Source material
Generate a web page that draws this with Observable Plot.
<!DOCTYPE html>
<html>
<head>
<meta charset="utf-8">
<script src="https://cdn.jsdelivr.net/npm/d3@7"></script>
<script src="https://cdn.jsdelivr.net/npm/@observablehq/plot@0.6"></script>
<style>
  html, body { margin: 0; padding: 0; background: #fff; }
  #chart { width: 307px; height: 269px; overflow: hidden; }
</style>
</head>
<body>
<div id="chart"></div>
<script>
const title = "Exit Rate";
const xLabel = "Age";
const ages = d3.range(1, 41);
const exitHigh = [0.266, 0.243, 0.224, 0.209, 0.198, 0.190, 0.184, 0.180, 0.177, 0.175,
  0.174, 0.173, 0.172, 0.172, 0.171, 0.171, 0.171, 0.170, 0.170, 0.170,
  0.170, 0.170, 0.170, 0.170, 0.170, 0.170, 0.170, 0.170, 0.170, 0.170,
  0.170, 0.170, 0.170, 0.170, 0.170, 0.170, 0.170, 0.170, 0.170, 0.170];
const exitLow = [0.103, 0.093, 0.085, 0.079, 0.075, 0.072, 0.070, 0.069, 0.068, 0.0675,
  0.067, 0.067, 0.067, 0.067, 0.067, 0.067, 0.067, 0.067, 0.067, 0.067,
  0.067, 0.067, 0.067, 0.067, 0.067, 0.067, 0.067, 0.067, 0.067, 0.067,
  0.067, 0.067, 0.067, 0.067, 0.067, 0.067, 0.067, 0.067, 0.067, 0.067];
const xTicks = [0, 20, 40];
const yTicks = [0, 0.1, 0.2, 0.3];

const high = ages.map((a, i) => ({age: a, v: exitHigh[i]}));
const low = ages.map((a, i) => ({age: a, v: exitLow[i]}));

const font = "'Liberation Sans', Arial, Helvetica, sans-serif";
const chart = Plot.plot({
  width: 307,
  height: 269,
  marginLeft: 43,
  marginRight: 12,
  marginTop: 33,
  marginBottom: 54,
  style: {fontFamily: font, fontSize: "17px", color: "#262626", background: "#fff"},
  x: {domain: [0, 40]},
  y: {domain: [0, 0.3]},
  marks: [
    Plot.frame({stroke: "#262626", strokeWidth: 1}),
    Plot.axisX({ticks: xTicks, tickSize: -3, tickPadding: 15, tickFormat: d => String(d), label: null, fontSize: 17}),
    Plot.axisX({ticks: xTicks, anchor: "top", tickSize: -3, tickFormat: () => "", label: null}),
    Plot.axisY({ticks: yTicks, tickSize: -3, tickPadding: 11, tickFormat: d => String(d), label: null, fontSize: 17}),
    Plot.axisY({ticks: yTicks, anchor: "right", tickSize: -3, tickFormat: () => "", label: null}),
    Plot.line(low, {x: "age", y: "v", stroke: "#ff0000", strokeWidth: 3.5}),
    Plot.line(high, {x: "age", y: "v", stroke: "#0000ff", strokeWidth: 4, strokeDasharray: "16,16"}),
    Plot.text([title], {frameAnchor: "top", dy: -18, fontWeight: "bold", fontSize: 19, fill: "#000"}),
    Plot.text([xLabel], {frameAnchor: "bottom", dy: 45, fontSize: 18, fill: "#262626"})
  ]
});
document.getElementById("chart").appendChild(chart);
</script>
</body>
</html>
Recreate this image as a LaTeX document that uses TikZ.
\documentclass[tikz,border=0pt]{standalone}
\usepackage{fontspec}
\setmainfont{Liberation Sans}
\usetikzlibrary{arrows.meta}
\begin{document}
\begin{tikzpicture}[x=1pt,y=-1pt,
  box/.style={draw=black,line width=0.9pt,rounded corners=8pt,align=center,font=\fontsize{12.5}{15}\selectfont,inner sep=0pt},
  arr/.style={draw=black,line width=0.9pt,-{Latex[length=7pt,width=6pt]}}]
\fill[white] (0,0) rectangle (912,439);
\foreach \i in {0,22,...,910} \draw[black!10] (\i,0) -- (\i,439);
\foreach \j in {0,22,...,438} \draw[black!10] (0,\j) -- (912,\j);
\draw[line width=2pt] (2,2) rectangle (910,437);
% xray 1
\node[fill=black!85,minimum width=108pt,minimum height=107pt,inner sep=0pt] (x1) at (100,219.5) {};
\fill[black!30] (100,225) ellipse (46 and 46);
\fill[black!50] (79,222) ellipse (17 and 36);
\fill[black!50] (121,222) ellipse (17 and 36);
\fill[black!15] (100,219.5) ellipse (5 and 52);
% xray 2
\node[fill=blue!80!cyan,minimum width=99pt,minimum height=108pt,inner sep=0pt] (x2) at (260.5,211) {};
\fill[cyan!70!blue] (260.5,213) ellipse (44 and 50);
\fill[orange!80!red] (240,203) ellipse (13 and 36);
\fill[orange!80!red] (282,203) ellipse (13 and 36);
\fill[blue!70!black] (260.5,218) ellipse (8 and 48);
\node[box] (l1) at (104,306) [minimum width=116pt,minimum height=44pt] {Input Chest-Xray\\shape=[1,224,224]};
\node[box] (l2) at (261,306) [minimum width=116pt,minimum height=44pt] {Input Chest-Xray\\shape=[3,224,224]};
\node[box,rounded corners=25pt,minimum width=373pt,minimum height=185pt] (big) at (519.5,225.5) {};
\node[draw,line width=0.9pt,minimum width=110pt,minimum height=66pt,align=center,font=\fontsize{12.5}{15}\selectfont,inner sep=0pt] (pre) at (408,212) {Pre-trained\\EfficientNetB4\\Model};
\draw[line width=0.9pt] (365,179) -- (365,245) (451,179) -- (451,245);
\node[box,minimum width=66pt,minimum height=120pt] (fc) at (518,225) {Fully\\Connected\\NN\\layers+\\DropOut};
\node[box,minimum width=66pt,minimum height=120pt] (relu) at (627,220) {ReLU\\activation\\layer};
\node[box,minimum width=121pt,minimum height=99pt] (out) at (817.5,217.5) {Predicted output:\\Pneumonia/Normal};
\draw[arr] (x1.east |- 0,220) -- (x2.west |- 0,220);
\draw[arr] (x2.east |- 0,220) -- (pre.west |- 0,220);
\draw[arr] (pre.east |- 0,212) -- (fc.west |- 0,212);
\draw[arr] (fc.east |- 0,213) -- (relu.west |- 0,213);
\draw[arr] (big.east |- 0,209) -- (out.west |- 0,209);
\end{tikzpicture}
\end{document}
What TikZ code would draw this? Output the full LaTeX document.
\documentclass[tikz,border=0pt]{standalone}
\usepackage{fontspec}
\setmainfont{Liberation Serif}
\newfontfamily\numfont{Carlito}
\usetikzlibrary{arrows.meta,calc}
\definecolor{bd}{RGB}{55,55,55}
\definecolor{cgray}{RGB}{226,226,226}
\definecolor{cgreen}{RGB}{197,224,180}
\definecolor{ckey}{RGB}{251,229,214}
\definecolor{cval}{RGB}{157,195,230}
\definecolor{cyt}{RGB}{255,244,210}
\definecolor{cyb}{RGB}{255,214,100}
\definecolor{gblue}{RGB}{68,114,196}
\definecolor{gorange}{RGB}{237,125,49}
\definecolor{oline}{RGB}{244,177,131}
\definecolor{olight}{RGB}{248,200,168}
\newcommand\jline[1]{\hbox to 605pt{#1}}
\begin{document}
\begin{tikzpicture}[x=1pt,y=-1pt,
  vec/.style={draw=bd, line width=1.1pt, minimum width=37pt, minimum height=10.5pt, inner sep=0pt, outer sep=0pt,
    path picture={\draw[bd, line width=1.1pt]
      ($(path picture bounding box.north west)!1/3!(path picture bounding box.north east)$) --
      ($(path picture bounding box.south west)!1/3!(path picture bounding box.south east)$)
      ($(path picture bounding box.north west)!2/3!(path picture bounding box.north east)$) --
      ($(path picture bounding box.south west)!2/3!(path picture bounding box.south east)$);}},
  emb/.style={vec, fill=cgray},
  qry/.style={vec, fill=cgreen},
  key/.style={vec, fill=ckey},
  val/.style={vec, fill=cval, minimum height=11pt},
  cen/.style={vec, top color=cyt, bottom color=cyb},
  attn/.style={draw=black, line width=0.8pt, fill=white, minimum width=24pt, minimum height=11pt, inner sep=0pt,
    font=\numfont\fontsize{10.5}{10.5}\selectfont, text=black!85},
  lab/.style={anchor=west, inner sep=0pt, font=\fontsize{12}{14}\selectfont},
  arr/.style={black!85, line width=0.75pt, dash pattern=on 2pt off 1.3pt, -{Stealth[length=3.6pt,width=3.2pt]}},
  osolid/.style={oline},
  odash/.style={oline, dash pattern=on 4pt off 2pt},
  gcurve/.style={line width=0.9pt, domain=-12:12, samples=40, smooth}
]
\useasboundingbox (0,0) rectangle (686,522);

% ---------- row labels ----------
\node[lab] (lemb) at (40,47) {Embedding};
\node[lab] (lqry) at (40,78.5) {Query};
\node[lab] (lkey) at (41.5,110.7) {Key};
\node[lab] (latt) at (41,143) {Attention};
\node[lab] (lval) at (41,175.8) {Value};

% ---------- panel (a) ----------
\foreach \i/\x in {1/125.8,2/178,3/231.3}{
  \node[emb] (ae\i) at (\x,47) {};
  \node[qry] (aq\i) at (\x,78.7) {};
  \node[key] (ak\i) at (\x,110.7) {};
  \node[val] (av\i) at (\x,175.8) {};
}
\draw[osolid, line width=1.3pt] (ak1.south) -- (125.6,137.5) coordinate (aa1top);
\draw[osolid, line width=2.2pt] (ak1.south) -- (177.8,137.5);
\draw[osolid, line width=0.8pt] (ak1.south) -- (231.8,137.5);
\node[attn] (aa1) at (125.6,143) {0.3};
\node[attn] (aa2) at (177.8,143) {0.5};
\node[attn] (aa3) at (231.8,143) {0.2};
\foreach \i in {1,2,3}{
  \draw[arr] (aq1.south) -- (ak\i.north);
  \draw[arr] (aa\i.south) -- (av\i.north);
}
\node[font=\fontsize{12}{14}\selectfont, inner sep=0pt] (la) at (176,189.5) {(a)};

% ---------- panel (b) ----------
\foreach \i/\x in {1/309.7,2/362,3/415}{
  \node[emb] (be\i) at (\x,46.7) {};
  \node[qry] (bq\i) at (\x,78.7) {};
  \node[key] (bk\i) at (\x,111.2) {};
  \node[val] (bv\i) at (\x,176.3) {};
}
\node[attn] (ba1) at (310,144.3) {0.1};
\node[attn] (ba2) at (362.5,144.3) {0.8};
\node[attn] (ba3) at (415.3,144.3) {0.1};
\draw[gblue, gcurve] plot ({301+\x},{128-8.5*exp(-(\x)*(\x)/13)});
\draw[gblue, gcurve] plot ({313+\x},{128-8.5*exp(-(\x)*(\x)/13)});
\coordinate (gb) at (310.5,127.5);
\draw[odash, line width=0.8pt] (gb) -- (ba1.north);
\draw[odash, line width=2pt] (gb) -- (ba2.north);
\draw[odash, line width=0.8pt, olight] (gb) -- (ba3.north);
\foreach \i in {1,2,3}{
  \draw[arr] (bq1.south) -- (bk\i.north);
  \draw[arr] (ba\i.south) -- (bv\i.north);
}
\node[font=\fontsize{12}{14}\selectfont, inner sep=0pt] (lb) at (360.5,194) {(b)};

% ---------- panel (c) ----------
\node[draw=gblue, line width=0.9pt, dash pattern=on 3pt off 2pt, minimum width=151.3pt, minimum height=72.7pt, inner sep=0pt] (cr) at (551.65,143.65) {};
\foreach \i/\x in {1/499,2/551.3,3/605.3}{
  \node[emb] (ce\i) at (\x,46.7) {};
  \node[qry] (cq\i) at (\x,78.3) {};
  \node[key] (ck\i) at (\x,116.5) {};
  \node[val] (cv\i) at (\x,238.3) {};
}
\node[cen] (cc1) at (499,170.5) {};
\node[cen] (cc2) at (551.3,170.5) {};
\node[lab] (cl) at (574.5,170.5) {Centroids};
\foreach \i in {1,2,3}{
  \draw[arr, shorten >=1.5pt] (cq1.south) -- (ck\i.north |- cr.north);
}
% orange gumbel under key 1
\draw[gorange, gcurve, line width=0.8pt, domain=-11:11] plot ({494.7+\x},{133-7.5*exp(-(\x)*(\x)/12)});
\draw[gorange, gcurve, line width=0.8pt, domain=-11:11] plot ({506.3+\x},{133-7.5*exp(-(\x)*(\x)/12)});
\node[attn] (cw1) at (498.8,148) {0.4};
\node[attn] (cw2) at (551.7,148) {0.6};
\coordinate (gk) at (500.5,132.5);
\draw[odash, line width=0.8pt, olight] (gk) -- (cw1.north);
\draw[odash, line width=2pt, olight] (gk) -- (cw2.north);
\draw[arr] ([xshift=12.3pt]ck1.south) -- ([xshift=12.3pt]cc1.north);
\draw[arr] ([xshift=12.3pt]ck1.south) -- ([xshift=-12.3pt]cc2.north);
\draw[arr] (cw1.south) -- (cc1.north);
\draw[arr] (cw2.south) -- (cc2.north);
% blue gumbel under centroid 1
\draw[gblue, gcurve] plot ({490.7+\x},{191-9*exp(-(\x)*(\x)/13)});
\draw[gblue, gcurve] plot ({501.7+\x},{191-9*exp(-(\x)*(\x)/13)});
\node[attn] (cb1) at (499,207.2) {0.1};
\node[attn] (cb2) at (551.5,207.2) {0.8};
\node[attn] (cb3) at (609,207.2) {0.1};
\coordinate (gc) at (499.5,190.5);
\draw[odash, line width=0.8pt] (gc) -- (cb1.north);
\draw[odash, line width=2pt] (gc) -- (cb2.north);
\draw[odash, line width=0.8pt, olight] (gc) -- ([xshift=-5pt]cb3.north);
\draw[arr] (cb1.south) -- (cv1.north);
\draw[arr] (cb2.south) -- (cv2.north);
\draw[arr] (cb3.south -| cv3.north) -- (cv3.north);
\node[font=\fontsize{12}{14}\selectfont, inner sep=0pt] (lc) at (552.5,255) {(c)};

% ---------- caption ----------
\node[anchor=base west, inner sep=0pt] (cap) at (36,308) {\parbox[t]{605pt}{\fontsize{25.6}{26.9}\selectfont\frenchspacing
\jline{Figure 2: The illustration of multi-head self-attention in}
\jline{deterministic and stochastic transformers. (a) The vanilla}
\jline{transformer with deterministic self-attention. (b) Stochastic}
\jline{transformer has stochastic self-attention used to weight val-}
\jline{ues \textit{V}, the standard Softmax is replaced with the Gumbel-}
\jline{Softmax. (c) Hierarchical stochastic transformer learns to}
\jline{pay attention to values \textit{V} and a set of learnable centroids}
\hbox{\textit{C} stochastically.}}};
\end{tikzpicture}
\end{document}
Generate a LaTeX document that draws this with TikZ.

Written exercise
From the entries above, copy every line that holds the word "with".

Output below
Generate a web page that draws this with Observable Plot.
\jline{transformer with deterministic self-attention. (b) Stochastic}
\jline{ues \textit{V}, the standard Softmax is replaced with the Gumbel-}
Generate a LaTeX document that draws this with TikZ.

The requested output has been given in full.